Now, the SPARC workstations still use the UltraSPARC III 1.6GHz. Those are pretty fast, yes, but I doubt that they would really compete with a similarly price x86 system. Moreover, I don't think Sun has updated their UltraSPARC line since IV+, which was a number of years ago. I think they are throwing in the towel for everything but insane throughput computing (i.e. UltraSPARC T1). Fijitsu pretty much showed that its SPARC64 VI line beats UltraSPARC IV on single threaded performance. It is no wonder the new enterprise servers from Sun are using Fujitsu's processors. Just checking out the cheapest config. of a high-performance UltraSPARC workstation Sun Ultra 45 for $3,695, I get 1GB RAM (333Mhz), a 1.6GHz UltraSPARC III, a modest graphics accelerator, and 250GB of disk space.
$3,269 at Dell gets 2.66GHz Quad core processor, 1GB of RAM (667Mhz), 2x146GB SAS disks at 15K RPM, a more than decent graphics accelerator (supported by Solaris/NVIDIA no less). And for you people who break your computers, 3 years of "Gold" level support is included in that price. Save about $430 too.
Let's be honest now, do you really think that a single 1.6GHz US-3 will even come close to matching that? Yeah, I highly doubt it. =\
If you said "Yes", you might just be ignoring the facts. Basically everything is faster in that system. Faster processor frequency (using an extremely [as far as x86 goes] efficient processor), 4x the cores, twice the RAM speed, 15K RPM disks with higher throughput, PCIe x16 NVIDIA graphics card. It just hurts how much faster that is.
Now, if I wanted to match the performance of the Ultra 45, I'm sure I could dumb it down, but then the price would be glaringly lower and make the Ultra 45 look like a worse and worse deal.
-> If you do enough R&D into a borked processor architecture such as the x86 and never update a superior one, yes, the stupid one will pull through by the sheer amount of mind power and dollar power thrown at the problem.
I love SPARC hardware as personal user and a novelty, but when the day is done, I would not be replacing my HPC and workstations with it -- it is just too expensive. If it costs $3,695 to get a workstation that is essentially shadowed by its retarded x86 cousin on crack, then there just isn't a point in getting one.
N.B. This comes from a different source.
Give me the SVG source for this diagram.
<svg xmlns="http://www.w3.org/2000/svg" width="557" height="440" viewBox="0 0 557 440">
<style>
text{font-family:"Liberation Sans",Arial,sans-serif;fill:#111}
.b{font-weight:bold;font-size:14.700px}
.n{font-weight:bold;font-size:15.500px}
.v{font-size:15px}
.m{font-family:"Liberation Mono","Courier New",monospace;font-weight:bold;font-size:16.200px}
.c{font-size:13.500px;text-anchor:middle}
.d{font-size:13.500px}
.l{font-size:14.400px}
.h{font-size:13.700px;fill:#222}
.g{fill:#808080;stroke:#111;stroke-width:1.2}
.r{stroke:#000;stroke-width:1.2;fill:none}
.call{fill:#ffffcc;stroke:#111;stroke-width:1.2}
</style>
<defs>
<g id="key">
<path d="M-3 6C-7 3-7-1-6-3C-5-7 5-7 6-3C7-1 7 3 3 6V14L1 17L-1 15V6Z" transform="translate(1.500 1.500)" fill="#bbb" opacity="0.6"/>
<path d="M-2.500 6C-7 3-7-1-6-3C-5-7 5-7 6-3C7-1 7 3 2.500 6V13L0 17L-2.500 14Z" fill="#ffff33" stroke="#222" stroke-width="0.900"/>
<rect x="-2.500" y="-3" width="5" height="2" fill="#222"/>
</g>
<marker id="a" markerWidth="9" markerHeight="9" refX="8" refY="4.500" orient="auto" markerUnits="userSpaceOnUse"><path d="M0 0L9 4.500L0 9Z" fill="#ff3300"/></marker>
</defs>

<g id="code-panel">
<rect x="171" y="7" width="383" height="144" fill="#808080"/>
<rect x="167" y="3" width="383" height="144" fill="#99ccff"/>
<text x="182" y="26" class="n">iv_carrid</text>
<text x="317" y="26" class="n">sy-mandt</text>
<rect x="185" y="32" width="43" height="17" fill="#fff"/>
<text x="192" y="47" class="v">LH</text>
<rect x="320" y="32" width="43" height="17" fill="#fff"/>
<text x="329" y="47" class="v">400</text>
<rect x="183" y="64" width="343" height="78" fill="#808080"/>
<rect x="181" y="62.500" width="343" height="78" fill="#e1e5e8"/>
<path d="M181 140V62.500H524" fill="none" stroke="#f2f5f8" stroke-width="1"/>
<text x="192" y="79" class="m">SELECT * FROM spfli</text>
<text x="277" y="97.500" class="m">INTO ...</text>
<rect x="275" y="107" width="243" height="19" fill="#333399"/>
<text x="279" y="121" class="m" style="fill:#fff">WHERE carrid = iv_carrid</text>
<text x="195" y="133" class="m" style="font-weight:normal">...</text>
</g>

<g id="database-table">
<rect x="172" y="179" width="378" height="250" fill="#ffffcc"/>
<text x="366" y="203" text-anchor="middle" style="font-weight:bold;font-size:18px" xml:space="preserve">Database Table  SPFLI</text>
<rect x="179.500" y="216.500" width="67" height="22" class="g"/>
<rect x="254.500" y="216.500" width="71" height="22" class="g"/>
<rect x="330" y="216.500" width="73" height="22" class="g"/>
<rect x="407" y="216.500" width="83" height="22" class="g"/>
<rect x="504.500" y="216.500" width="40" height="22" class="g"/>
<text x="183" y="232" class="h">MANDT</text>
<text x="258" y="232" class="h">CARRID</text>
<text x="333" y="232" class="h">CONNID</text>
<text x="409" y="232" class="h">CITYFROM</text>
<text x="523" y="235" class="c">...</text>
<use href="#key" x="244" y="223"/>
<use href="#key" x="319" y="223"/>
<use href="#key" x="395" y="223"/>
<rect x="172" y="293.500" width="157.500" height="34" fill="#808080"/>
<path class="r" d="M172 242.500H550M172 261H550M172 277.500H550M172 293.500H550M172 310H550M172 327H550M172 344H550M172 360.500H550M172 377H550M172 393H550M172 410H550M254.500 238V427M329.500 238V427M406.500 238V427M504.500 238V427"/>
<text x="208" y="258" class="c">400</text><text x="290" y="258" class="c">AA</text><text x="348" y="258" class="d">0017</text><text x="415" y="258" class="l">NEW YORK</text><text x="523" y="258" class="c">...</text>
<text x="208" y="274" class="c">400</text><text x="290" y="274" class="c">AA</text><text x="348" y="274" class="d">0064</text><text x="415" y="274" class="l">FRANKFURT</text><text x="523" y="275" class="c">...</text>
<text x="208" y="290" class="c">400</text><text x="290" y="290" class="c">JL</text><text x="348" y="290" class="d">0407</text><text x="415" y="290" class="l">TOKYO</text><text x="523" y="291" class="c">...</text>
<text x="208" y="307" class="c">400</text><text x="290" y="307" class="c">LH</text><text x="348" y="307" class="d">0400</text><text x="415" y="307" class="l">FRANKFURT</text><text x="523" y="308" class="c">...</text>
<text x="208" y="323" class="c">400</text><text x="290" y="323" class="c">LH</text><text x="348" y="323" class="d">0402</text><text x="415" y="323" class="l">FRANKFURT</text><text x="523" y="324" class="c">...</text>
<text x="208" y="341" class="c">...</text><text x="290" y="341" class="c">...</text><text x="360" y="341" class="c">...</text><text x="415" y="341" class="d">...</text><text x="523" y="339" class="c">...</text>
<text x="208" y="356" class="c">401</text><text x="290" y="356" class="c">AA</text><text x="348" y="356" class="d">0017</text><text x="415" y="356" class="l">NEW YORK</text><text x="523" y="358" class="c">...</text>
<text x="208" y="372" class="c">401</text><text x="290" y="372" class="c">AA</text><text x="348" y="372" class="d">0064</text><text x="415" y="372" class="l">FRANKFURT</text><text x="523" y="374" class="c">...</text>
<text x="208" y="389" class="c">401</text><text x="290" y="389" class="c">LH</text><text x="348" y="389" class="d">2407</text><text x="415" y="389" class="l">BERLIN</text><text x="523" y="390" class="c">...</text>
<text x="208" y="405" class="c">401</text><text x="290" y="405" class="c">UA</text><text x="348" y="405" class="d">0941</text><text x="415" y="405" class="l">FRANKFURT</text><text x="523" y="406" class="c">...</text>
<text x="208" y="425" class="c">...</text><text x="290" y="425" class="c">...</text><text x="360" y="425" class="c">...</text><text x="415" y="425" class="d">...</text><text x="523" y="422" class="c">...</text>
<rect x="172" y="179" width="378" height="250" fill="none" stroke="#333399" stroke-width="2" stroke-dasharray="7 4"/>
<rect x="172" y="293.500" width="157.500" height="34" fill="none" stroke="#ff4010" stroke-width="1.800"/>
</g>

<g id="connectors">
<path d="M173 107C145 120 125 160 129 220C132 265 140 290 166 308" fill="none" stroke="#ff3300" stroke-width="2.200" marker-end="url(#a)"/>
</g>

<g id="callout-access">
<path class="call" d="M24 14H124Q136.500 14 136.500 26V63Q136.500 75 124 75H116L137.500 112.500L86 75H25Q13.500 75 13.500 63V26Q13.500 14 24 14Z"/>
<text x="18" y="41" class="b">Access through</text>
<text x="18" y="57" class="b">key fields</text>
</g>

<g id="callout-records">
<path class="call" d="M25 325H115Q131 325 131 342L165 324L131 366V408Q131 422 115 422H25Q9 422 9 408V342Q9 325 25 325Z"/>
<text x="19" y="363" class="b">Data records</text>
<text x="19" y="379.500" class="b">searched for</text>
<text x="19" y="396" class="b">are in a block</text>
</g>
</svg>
Even if you absolutely must get a Sun system (the name usually means high quality and great support), Sun's Ultra 40, based upon the dual-core Opteron in its weakest configuration could blow that system out of the water for about $1,600 less.
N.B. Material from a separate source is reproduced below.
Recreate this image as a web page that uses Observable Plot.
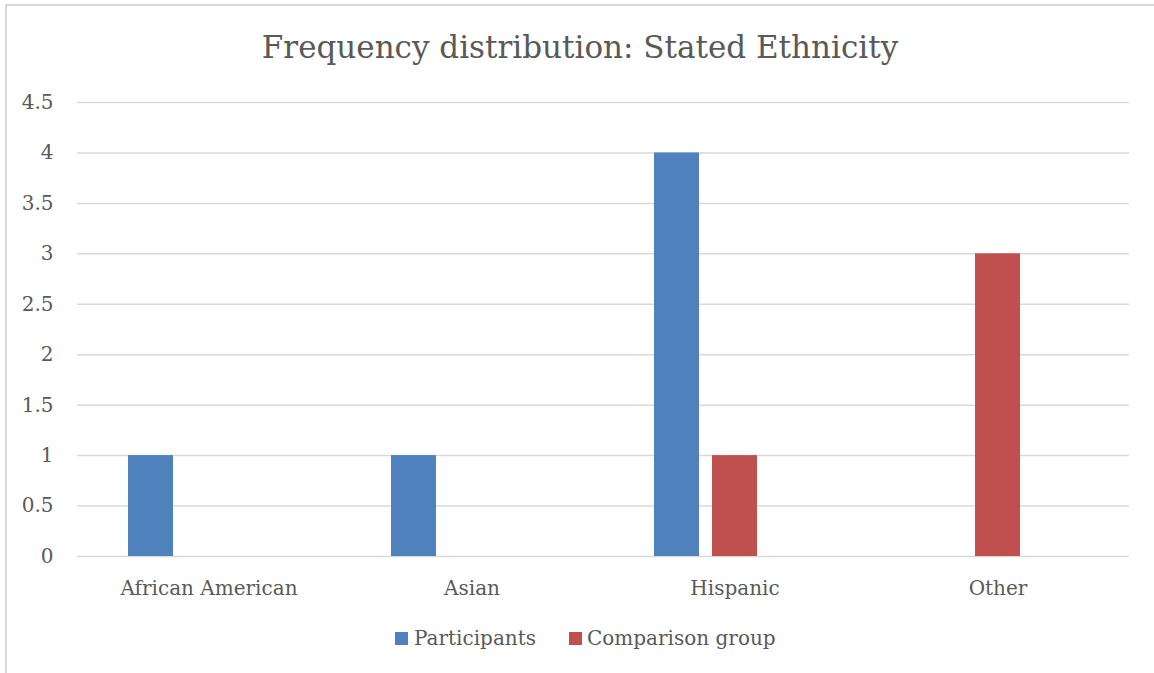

If your goal is to scale to large numbers of processors in a single system that just cannot be done with a cluster of smaller, cheaper x86 boxes, then by all means, accept higher costs, get a super SPARC server -- x86 just won't take you that high. But this "low-end" SPARC market is just stupid. If the Ultra 45 was < $2000, then I might see it being justified (even though a sub $2000 x86 could *still* overpower it). RISC/UNIX vendors just don't care to cater to cheaper prices since they sell fewer machines. And with higher prices, less will want them. It is a rather deadly spiral, isn't it?
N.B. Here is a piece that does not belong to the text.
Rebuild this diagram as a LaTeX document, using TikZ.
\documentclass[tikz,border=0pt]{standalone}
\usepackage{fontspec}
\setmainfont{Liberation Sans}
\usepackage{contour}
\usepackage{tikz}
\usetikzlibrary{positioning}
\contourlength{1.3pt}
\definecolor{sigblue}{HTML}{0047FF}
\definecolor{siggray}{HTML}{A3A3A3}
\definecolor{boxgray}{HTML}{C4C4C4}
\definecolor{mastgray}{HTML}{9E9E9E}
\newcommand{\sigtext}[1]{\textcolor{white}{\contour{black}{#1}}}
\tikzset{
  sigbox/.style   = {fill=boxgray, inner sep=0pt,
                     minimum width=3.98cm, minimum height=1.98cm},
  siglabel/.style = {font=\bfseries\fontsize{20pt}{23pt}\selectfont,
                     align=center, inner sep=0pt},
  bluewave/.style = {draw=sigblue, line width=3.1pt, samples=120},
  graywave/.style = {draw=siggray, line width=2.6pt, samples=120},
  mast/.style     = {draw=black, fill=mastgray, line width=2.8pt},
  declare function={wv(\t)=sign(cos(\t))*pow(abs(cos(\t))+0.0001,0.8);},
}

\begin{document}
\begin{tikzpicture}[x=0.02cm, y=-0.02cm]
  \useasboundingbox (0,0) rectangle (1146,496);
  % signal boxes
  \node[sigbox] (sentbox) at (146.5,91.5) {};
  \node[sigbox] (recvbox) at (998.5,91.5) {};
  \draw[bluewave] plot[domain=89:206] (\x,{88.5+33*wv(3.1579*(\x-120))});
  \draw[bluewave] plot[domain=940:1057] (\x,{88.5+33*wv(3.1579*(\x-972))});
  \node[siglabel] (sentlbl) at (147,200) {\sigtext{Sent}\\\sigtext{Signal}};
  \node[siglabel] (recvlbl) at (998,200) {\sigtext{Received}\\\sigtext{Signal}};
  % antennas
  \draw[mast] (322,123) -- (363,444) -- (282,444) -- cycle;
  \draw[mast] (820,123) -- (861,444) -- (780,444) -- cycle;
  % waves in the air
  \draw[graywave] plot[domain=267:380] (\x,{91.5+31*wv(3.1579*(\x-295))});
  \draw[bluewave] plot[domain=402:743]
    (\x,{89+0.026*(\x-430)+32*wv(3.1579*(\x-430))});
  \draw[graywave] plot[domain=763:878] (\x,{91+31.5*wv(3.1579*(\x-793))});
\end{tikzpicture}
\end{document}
I really want a Sun Ultra 45 despite having said all of this, but being the decision maker for my company, I have to put aside the childish nature of want and make choices that benefit my company.
Java? What the heck?
Java does run more slowly in comparison to native C code. Have you done enough programming in both languages yet or did you just repeat Sun's "Java makes things fast!" speech too? It isn't that black and white either. It is fast enough for many uses (there has been some performance gap bridged, yes), but it still uses more memory than native C code (and pretty much always will considering the JVM's job), but also has all of the advantages of Java's language and allows people to develop applications faster using the rich class library.
If you have ever whiled away a week porting, writing and testing makefiles, or working out kinks in a program to make it crossplatform, then you can appreciate the portable by design. Java usually means lower development cost compared to C, but slight hit to performance -- usually unnoticable with our fast processors and the advanced JIT of the JVM. It has its uses and the number of uses are increasing, but there is a reason that 3D games and HPC software are not written in java. Let's not get religious about it.
@ Ephraim,
You may change your mind on Darkstar when you see the announcment coming out within the next 10 days...
@ Patrick
"but there is a reason that 3D games and HPC software are not written in java."
This is starting to change. 20,000 downloads of the Darkstar SDK within 3 months is a strong indication of a savvier game developer audience that understands how the latest speed benchmarks show that Java can now go head to head with C.